Moroccan potato and carrot salad

Explore the flavours of Morocco with this simple potato dish served with cream, mayonnaise and garlic.

  • 70 min
Moroccan potato and carrot salad


  • 800 g new potatoes, medium
  • 400 g carrots
  • 2 tbsp Vegeta Twist Crispy Potato Seasoning
  • 50 ml olive oil
  • 75 g stuffed olives
  • 1 handful flat-leaf parsley


  • 300 g sour cream
  • 80 g mayonnaise
  • ½ tsp granulated garlic
  • 2 tbsp chopped cilantro
  • salt and pepper


  1. Clean, wash, dry and halve the potatoes. Peel and wash the carrots and cut them into chunks. If using large carrots, first slice each carrot horizontally then cut across.
  2. Add the potatoes and carrots to a roasting pan, sprinkle with Vegeta Twist, drizzle with olive oil and toss well.

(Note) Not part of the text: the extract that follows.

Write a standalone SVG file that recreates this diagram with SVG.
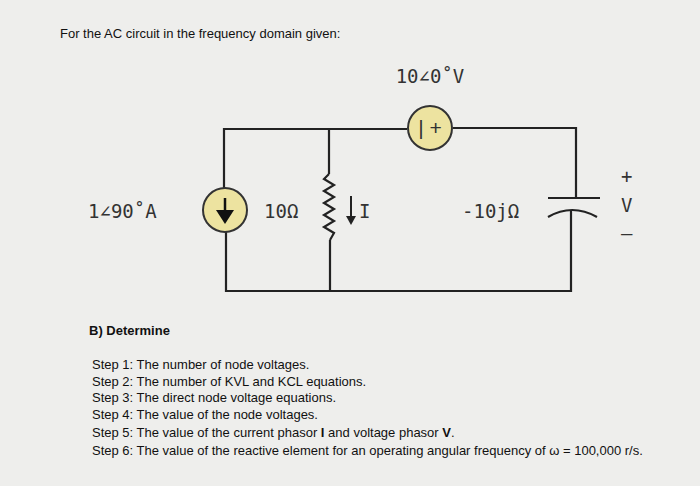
<svg xmlns="http://www.w3.org/2000/svg" width="700" height="486" viewBox="0 0 700 486">
<style>
.w{fill:none;stroke:#222;stroke-width:2.2}
.src{fill:#ede3a0;stroke:#333;stroke-width:2}
.lbl{font-family:"DejaVu Sans Mono","Liberation Mono",monospace;font-size:19px;fill:#333}
.t{font-family:"Liberation Sans",Arial,sans-serif;font-size:13px;fill:#111}
</style>
<rect width="700" height="486" fill="#eeeeec"/>
<text class="t" x="60" y="38" font-size="14">For the AC circuit in the frequency domain given:</text>
<g id="connectors">
<path class="w" d="M224,188 V129 H407 M453,128 H576 V198"/>
<path class="w" d="M226,232 V291 H571 V210"/>
<path class="w" d="M329,129 V174 M330,240 V291"/>
</g>
<g id="vsource">
<circle class="src" cx="430" cy="128" r="22"/>
<text x="430" y="135" text-anchor="middle" font-family="Liberation Sans,Arial,sans-serif" font-size="21" fill="#333">| +</text>
<text class="lbl" x="430" y="83" text-anchor="middle">10∠0˚V</text>
</g>
<g id="isource">
<circle class="src" cx="225" cy="210" r="22"/>
<path d="M225,198 V214" stroke="#111" stroke-width="2.5"/>
<path d="M216,210 H234 L225,224 Z" fill="#111"/>
<text class="lbl" x="88" y="218">1∠90˚A</text>
</g>
<g id="resistor">
<path class="w" stroke-width="1.6" d="M329,174 L324,179 L334,185 L324,191 L334,197 L324,203 L334,209 L324,215 L334,221 L324,227 L334,233 L330,240"/>
<text class="lbl" x="264" y="218">10Ω</text>
<path d="M351,196 V222" stroke="#222" stroke-width="2"/>
<path d="M346,216 L351,225 L356,216 Z" fill="#222"/>
<text class="lbl" x="359" y="218">I</text>
</g>
<g id="capacitor">
<path class="w" d="M548,198 H600"/>
<path class="w" d="M548,217 Q572,203 597,217"/>
<text class="lbl" x="462" y="218">-10jΩ</text>
<text class="lbl" x="621" y="183">+</text>
<text class="lbl" x="621" y="212">V</text>
<text class="lbl" x="621" y="240">–</text>
</g>
<g class="t">
<text x="89" y="335" font-weight="bold">B) Determine</text>
<text x="92" y="369">Step 1: The number of node voltages.</text>
<text x="92" y="386">Step 2: The number of KVL and KCL equations.</text>
<text x="92" y="402">Step 3: The direct node voltage equations.</text>
<text x="92" y="419">Step 4: The value of the node voltages.</text>
<text x="92" y="437">Step 5: The value of the current phasor <tspan font-weight="bold">I</tspan> and voltage phasor <tspan font-weight="bold">V</tspan>.</text>
<text x="92" y="455">Step 6: The value of the reactive element for an operating angular frequency of ω = 100,000 r/s.</text>
</g>
</svg>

Roast at 400°F / 200°C / gas mark 6 for 50-60 minutes or until golden. Transfer the roasted potatoes to a serving bowl, add the drained olives and chopped parsley, and toss.
  3. Prepare the dressing by combining sour cream, mayonnaise, granulated garlic and chopped cilantro. Season with salt and pepper to taste. Add the dressing to the potato salad and serve.

Chef's tip: Starchy potatoes are perfect for roasting. You can tell if you have a starchy variety by slicing one with a knife. Sticky white substance on the blade indicates high starch content.